Cutting Critter Problems

Community Service Office Harvey Moos advises residents on what they can do to handle wildlife issues, including loans of live traps like this one. (Photos/Nancy Hanson.)

Nancy Edmonds Hanson

Whether or not you’re among the Moorheaders who treasure the sight of wandering deer or itinerant turkeys, wildlife visitors are a perennial fact of life in our riverside city.

It remains a contentious issue for some. But two years after residents packed City Hall to debate the future of the city’s burgeoning wild turkey flock, a change in the ordinance that governs the feeding of wildlife has apparently eased citizens’ concerns and reduced nuisance calls about the birds to the Moorhead Police Department.

From the beginning of the debate, the department’s responsibility has been clear. “Our position is that we do not manage wildlife,” Assistant Chief Tory Jacobson asserts. “We don’t have the personnel or the resources. That’s strictly the job of the Department of Natural Resources.”

Instead, he was tapped to develop a wild turkey management plan in collaboration with the DNR. The city council adopted their recommendations 18 months ago … and they seem to be working.

Key to the plan was a change in the city ordinance regarding the feeding of wildlife. The original statute barred putting out grain, hay and other edibles for deer. It was broadened to include all kinds of wildlife.

Feeding backyard birds was explicitly exempted. Instead, the revised ordinance cut out the practice of providing free lunch for the ground-feeding turkeys, along with deer of limited stature. Now all feeders must be suspended at least five feet above the ground.

And just like that, the problem began to diminish.

“Wild turkeys are smart, and they’re creatures of habit,” Community Policing Officer Harvey Moos observes. “They go where the food is. When neighbors put out food for them, they learn to congregate in the area. When it’s not there, they hunt for their meals in their own habitat.”

While deer have always nibbled greenery on the river’s banks, the turkey crowds have swelled over the years. Both Jacobson and Moos, who is a civilian employee of the department, have spent 30 years on the job here. They agree the turkey population has grown, due in part to DNR efforts to increase the number of birds for sport hunting, as well as their normal migration routes along the river.

But well-meaning human generosity – in the form of free backyard buffets — interferes with their inborn instincts. “They have to survive. Safety, shelter, food. That’s the good life for these birds,” Jacobson points out. “People had been drawing them further and further into the city by enticing them with easy food sources.

“Now that that has stopped, we’re seeing them gradually go back to their natural habits. It will take a few more years to break the habit, but we definitely see improvement.”

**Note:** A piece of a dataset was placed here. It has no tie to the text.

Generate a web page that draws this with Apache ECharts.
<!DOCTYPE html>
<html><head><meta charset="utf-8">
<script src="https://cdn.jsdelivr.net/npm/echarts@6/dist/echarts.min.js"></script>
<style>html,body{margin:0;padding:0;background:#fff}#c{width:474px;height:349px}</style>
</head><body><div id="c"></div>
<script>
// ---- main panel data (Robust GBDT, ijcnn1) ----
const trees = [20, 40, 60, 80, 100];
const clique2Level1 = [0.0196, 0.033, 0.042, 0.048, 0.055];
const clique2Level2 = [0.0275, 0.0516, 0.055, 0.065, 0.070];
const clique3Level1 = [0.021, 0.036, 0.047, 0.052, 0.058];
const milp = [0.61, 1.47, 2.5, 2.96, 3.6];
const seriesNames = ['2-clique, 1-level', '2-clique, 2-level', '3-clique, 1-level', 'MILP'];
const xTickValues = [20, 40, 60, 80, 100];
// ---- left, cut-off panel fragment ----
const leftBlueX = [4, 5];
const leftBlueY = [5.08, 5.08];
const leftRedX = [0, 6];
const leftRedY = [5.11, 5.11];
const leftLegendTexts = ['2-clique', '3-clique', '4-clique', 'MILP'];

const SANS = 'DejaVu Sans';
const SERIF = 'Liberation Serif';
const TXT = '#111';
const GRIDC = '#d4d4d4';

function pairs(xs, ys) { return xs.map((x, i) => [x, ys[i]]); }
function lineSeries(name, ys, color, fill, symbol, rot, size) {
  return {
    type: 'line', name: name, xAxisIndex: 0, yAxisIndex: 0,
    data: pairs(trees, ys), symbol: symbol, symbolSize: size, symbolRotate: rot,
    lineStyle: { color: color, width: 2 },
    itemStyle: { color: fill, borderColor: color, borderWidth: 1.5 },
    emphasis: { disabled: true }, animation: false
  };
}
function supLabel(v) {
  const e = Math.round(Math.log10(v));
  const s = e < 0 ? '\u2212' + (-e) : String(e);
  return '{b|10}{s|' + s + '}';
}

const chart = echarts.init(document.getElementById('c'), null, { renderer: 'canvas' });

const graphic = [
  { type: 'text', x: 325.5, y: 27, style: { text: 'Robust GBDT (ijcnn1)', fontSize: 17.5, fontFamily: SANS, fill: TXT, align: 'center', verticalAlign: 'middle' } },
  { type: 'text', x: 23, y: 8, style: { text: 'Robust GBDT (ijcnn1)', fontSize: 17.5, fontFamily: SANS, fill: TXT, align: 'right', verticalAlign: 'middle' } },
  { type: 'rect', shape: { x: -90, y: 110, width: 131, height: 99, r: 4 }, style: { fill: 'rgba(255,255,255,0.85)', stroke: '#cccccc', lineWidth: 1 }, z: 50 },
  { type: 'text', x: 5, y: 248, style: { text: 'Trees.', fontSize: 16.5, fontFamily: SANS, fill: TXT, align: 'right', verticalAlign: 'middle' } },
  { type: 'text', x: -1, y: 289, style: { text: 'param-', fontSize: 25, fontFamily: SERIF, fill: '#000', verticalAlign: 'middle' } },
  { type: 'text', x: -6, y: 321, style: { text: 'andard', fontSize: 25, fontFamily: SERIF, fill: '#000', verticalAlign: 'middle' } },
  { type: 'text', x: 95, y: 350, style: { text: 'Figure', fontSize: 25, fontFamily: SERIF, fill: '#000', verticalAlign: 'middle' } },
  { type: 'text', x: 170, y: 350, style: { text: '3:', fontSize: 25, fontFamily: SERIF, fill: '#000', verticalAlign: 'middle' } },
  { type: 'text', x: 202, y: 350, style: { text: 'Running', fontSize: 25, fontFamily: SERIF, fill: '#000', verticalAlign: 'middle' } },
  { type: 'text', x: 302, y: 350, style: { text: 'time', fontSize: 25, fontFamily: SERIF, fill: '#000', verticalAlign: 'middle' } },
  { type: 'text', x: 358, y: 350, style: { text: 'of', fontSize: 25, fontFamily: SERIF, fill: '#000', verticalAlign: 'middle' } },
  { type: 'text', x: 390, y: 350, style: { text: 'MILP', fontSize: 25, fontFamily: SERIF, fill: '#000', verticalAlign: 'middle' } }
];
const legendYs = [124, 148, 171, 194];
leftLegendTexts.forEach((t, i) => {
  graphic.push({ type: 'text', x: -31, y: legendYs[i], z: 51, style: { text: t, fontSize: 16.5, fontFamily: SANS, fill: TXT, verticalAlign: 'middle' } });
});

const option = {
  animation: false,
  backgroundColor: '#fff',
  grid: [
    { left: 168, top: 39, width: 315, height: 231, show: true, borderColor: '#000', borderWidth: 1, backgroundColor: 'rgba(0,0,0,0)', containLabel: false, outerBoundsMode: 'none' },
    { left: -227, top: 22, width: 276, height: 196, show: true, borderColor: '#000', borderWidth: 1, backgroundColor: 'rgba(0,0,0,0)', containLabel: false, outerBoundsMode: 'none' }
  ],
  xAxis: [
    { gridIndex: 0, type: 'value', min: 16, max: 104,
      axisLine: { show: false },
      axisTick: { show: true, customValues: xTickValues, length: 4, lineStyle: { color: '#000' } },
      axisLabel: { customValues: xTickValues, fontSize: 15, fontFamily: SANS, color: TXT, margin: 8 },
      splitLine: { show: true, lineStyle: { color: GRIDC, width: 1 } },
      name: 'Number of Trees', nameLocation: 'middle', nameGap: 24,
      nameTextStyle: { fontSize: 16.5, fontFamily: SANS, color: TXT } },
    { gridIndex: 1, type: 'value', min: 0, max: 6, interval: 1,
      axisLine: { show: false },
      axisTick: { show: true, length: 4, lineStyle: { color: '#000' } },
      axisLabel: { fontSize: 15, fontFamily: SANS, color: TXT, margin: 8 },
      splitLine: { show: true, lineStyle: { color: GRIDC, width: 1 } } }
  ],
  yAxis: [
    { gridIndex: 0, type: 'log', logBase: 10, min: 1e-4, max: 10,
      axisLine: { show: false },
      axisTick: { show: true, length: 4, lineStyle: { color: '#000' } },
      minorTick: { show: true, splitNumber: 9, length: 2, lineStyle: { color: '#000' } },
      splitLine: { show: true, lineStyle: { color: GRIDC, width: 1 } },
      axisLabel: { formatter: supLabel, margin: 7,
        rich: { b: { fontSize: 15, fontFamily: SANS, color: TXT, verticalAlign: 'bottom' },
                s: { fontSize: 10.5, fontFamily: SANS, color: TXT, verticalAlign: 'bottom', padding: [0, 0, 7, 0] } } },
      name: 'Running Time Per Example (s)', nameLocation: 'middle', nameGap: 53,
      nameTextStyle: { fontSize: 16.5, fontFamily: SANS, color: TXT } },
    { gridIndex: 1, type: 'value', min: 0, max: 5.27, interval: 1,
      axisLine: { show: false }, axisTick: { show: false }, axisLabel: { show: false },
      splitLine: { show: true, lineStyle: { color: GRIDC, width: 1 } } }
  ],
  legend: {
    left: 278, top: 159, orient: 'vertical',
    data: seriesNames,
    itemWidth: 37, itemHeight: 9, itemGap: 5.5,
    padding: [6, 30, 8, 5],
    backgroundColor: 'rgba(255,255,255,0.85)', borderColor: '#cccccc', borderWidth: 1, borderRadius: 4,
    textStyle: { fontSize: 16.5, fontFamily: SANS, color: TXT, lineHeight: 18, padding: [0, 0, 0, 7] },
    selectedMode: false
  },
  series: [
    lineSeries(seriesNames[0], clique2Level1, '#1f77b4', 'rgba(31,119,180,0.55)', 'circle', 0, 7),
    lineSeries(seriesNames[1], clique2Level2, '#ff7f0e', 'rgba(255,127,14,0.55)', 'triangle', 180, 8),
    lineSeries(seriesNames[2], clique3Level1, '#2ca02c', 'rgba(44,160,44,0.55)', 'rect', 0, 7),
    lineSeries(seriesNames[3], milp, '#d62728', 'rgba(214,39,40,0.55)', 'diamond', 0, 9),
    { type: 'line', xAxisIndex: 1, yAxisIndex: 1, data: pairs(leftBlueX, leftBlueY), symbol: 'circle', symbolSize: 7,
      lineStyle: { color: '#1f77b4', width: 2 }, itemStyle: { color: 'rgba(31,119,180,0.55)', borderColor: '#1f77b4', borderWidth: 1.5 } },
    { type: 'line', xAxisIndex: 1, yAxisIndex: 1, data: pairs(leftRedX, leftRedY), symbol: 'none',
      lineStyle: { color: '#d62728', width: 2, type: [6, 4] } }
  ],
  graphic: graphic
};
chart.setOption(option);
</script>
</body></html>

One of those signs is a dramatic reduction in nuisance calls. Those calls fall to Moos, along with fellow community service officer Jay Siebel and the four police cadets. Occasionally, callers demand the officers remove animals they deem to be a nuisance – something Jacobson emphasizes is not the department’s job. This year, though, calls for service are down to a bare minimum.

When Moos talks with callers, he explains that animal removal is not officers’ responsibility. Instead, he says, he offers education and suggestions.

In the case of other types of wildlife like muskrats, raccoons or skunks, that may include the loan of live traps to capture the critters to be moved outside the city. Only in the case of a badly injured animal does the department weigh euthanizing them, something that’s outside their normal scope but allowed through a permit issued by the DNR. Deer struck by cars is the most obvious example. That is vanishingly rare.

In the case of occasional complaints of fur-bearers damaging the banks of waterways along the golf course and in other spots, the department’s advice is simple: Hire a trapper. The police can’t help relocate them.

The best advice when it comes to living peacefully with wildlife, Moos says, is to leave them alone. “Ignore them, and they’ll ignore you,” he says. When he investigated persistent claims of turkeys harassing a mail carrier last year, he determined that the man had been throwing rocks at them to shoo them away. He tracked down the alleged miscreants and walked behind them for blocks. “They didn’t even look at me,” he reports. “They were just mad at him because he’d attacked them.”

Jacobson agrees: “We have had no instances of aggressive wild animals in recent years – zero. Our problems are with domestic animals, mostly dogs. No other animal is more aggressive.”

Residents who do want to report a problem with turkeys or a nest on their property can contact the department online at https://cityofmoorhead.com/how-do-i-/report/wild-turkey-nuisance/.

In the meantime, the officers recommend that the best course of action for most Moorheaders is to relax and enjoy their four- and two-legged visitors, like the flock that Moos says meanders through his own yard nearly every day.

“They’re a beautiful part of the natural environment that people value here in Greater Minnesota,” Jacobson points out. “A large part of our population values that highly.”